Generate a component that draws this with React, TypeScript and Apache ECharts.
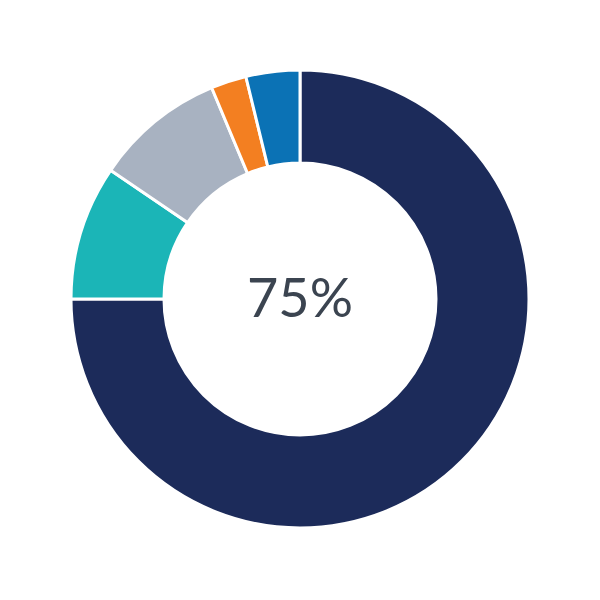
import React, { useEffect, useRef } from "react";
import * as echarts from "echarts";

const categories = ["A", "B", "C", "D", "E"];
const values = [75, 9.5, 9.2, 2.5, 3.8];
const colors = ["#1c2b5a", "#1bb5b7", "#a8b2c1", "#f37f21", "#0b72b5"];
const centerLabel = "75%";

export default function App() {
  const ref = useRef<HTMLDivElement>(null);
  useEffect(() => {
    const chart = echarts.init(ref.current!, null, { renderer: "svg" });
    chart.setOption({
      animation: false,
      graphic: [
        {
          type: "text",
          x: 300,
          y: 296,
          style: {
            text: centerLabel,
            fontSize: 54,
            fontFamily: "Lato",
            fill: "#3b4450",
            align: "center",
            verticalAlign: "middle",
          },
        },
      ],
      series: [
        {
          type: "pie",
          center: [300, 299],
          radius: [136, 229],
          startAngle: 90,
          clockwise: true,
          label: { show: false },
          labelLine: { show: false },
          emphasis: { disabled: true },
          itemStyle: { borderColor: "#ffffff", borderWidth: 3 },
          data: categories.map((c, i) => ({
            name: c,
            value: values[i],
            itemStyle: { color: colors[i] },
          })),
        },
      ],
    });
    return () => chart.dispose();
  }, []);
  return (
    <div
      ref={ref}
      style={{ position: "fixed", left: 0, top: 0, width: 600, height: 600, background: "#fff" }}
    />
  );
}
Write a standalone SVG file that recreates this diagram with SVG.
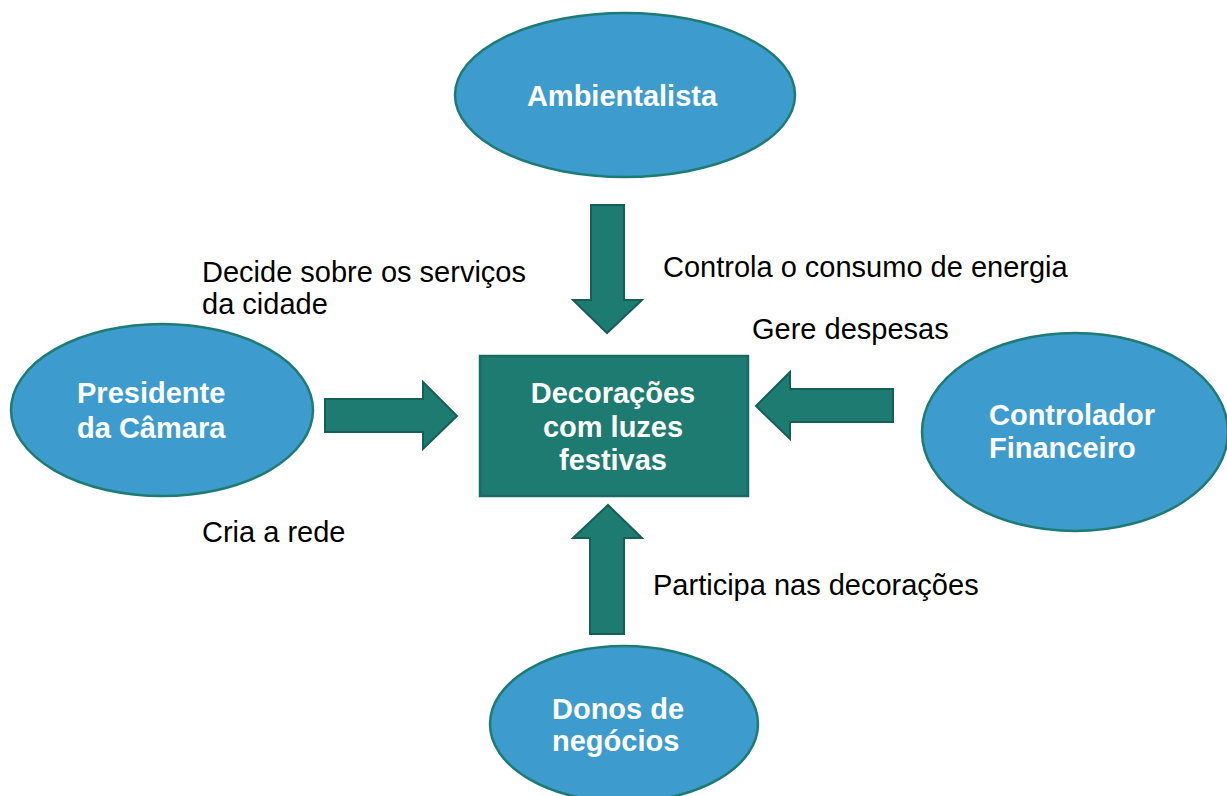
****
From the listing, extract all text exactly as given and drop any picture.

_WRITTEN ANSWER:_
Generate a component that draws this with React, TypeScript and Apache ECharts.
import React, { useEffect, useRef } from "react";
import * as echarts from "echarts";

const categories = ["A", "B", "C", "D", "E"];
const values = [75, 9.5, 9.2, 2.5, 3.8];
const colors = ["#1c2b5a", "#1bb5b7", "#a8b2c1", "#f37f21", "#0b72b5"];
const centerLabel = "75%";

export default function App() {
  const ref = useRef<HTMLDivElement>(null);
  useEffect(() => {
    const chart = echarts.init(ref.current!, null, { renderer: "svg" });
    chart.setOption({
      animation: false,
      graphic: [
        {
          type: "text",
          x: 300,
          y: 296,
          style: {
            text: centerLabel,
            fontSize: 54,
            fontFamily: "Lato",
            fill: "#3b4450",
            align: "center",
            verticalAlign: "middle",
          },
        },
      ],
      series: [
        {
          type: "pie",
          center: [300, 299],
          radius: [136, 229],
          startAngle: 90,
          clockwise: true,
          label: { show: false },
          labelLine: { show: false },
          emphasis: { disabled: true },
          itemStyle: { borderColor: "#ffffff", borderWidth: 3 },
          data: categories.map((c, i) => ({
            name: c,
            value: values[i],
            itemStyle: { color: colors[i] },
          })),
        },
      ],
    });
    return () => chart.dispose();
  }, []);
  return (
    <div
      ref={ref}
      style={{ position: "fixed", left: 0, top: 0, width: 600, height: 600, background: "#fff" }}
    />
  );
}
Write a standalone SVG file that recreates this diagram with SVG.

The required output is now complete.